Factors of 24: 1, 2, 3, 4, 6, 8, 12, 24

Factors of 40: 1, 2, 4, 5, 8, 10, 20, 40

By comparing the two lists, we see that the common factors are 1, 2, 4, and 8. The largest of these common factors is 8. Therefore, the GCF of 24 and 40 is 8.

Method 2: Prime Factorization

Prime factorization is a more systematic approach, especially for larger numbers. This method involves expressing each number as a product of its prime factors. The GCF is then found by multiplying the common prime factors raised to their lowest powers.

Prime factorization of 24:

24 = 2 x 2 x 2 x 3 = 2³ x 3¹

Prime factorization of 40:

40 = 2 x 2 x 2 x 5 = 2³ x 5¹

Comparing the prime factorizations, we see that both numbers share three factors of 2. Therefore, the GCF is 2³ = 8.

Method 3: Euclidean Algorithm

The Euclidean algorithm is a highly efficient method for finding the GCF of two numbers, especially when dealing with larger numbers. It's based on the principle that the GCF of two numbers does not change if the larger number is replaced by its difference with the smaller number. This process is repeated until the two numbers become equal, and that number is the GCF.

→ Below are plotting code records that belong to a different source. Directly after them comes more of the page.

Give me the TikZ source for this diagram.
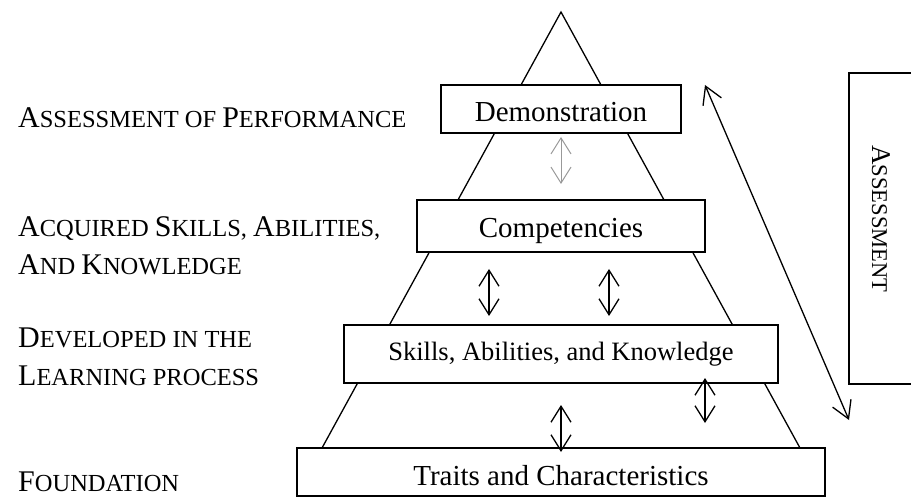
\documentclass[tikz,border=0pt]{standalone}
\usepackage{fontspec}
\setmainfont{Liberation Serif}
\usetikzlibrary{arrows.meta}
% hand-made small capitals: full-size initial, reduced remainder
\newcommand{\capbig}{\fontsize{30}{37}\selectfont}
\newcommand{\capsm}{\fontsize{24.5}{37}\selectfont}
\newcommand{\vcapbig}{\fontsize{27}{30}\selectfont}
\newcommand{\vcapsm}{\fontsize{22.5}{30}\selectfont}
\tikzset{
  tier/.style={draw, line width=1.6pt, fill=white, inner sep=0pt,
    font=\fontsize{29}{34}\selectfont, text height=26pt, text depth=0pt},
  sidelabel/.style={anchor=base west, inner sep=0pt},
  barbs/.style={{Straight Barb[length=16pt,width=20pt]}-{Straight Barb[length=16pt,width=20pt]}},
  link/.style={line width=1.3pt, barbs},
}
\begin{document}
\begin{tikzpicture}[x=1pt,y=-1pt]
\useasboundingbox (0,0) rectangle (911,497);
\clip (0,0) rectangle (911,497);

% pyramid outline
\coordinate (apex) at (561,12);
\coordinate (baseL) at (322,448);
\coordinate (baseR) at (800,448);
\draw[line width=1.3pt] (baseL) -- (apex) -- (baseR);

% tiers
\node[tier, minimum width=240pt, minimum height=48pt] (demo) at (561,109) {Demonstration};
\node[tier, minimum width=288pt, minimum height=52pt, text height=24pt] (comp) at (561,226) {Competencies};
\node[tier, minimum width=434pt, minimum height=58pt, font=\fontsize{26.5}{30}\selectfont,
      text height=18pt, text depth=6pt] (skills) at (561,354) {Skills, Abilities, and Knowledge};
\node[tier, minimum width=528pt, minimum height=48pt] (traits) at (561,472) {Traits and Characteristics};

% links between tiers
\coordinate (g1) at (561,137);  \coordinate (g2) at (561,184);
\coordinate (a1) at (489,269);  \coordinate (a2) at (489,316);
\coordinate (b1) at (609,269);  \coordinate (b2) at (609,316);
\coordinate (c1) at (561,405);  \coordinate (c2) at (561,452);
\coordinate (d1) at (705,378);  \coordinate (d2) at (705,423);
\draw[barbs, line width=1pt, draw=black!40] (g1) -- (g2);
\draw[link] (a1) -- (a2);
\draw[link] (b1) -- (b2);
\draw[link] (c1) -- (c2);
\draw[link] (d1) -- (d2);

% assessment span
\coordinate (s1) at (705,85);
\coordinate (s2) at (849,420);
\draw[line width=1.3pt, {Straight Barb[length=17pt,width=20pt]}-{Straight Barb[length=17pt,width=20pt]}] (s1) -- (s2);
\node[draw, line width=1.6pt, minimum width=120pt, minimum height=311pt, inner sep=0pt] (abox) at (909,228.5) {};
\node[anchor=base, rotate=-90, inner sep=0pt] (atext) at (872,219)
  {\vcapbig A\vcapsm SSESSMENT};

% level descriptions
\node[sidelabel] (perf) at (18,128) {\capbig A\capsm SSESSMENT OF \capbig P\capsm ERFORMANCE};
\node[sidelabel] (acq1) at (18,237) {\capbig A\capsm CQUIRED \capbig S\capsm KILLS, \capbig A\capsm BILITIES,};
\node[sidelabel] (acq2) at (18,275) {\capbig A\capsm ND \capbig K\capsm NOWLEDGE};
\node[sidelabel] (dev1) at (18,348) {\capbig D\capsm EVELOPED IN THE};
\node[sidelabel] (dev2) at (18,385) {\capbig L\capsm EARNING PROCESS};
\node[sidelabel] (found) at (18,491) {\capbig F\capsm OUNDATION};
\end{tikzpicture}
\end{document}
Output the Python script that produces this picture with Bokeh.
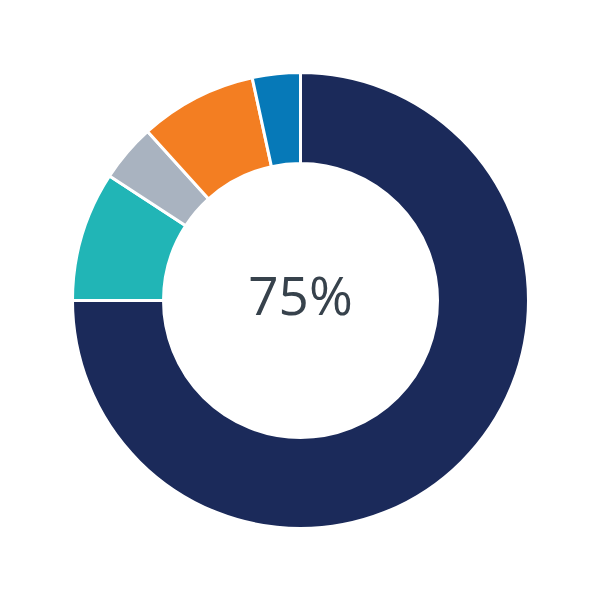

Let's apply the Euclidean algorithm to 24 and 40:

1. 40 = 24 x 1 + 16 (We divide 40 by 24. The remainder is 16.)
2. 24 = 16 x 1 + 8 (We divide 24 by 16. The remainder is 8.)
3. 16 = 8 x 2 + 0 (We divide 16 by 8. The remainder is 0.)

When the remainder is 0, the GCF is the last non-zero remainder, which is 8.

Comparing the Methods

All three methods lead to the same result: the GCF of 24 and 40 is 8. However, each method has its strengths and weaknesses:

• Listing Factors: Simple for small numbers but becomes cumbersome for larger numbers.
• Prime Factorization: Systematic and works well for larger numbers, but requires knowledge of prime numbers and factorization techniques.
• Euclidean Algorithm: Efficient and works well for very large numbers, even those that are difficult to factorize.

Applications of the Greatest Common Factor

The GCF has numerous applications in various mathematical contexts and beyond:

• Simplifying Fractions: The GCF is used to simplify fractions to their lowest terms. For example, the fraction 24/40 can be simplified by dividing both the numerator and the denominator by their GCF, which is 8: 24/40 = (24/8) / (40/8) = 3/5.

• Solving Diophantine Equations: These are equations where only integer solutions are sought. The GCF plays a critical role in determining the solvability of certain Diophantine equations.

• Modular Arithmetic: The GCF is fundamental in modular arithmetic, a branch of number theory used in cryptography and computer science.

• Geometry: GCF is used in problems related to finding the greatest common length for dividing a geometric figure into smaller identical parts. For example, finding the largest square tiles that can perfectly cover a rectangular floor without any gaps.

• Real-world applications: The concept of GCF is applicable in various everyday scenarios. Imagine you have 24 apples and 40 oranges, and you want to distribute them into bags such that each bag contains the same number of apples and oranges, with no fruit left over. The GCF (8) determines the maximum number of bags you can create.

Beyond the Basics: GCF of More Than Two Numbers

The methods described above can be extended to find the GCF of more than two numbers. For the prime factorization method, we find the prime factorization of each number and identify the common prime factors raised to the lowest powers. For the Euclidean algorithm, we can find the GCF of two numbers, and then find the GCF of the result and the next number, and so on.

Conclusion

Finding the greatest common factor is a seemingly simple yet profoundly important concept in mathematics. Understanding the different methods – listing factors, prime factorization, and the Euclidean algorithm – allows for the efficient calculation of the GCF for various numbers. Its applications extend far beyond basic arithmetic, playing a crucial role in more advanced mathematical concepts and real-world problems. The ability to quickly and accurately determine the GCF is a valuable skill for anyone studying mathematics or related fields. Mastering these methods provides a strong foundation for further mathematical exploration.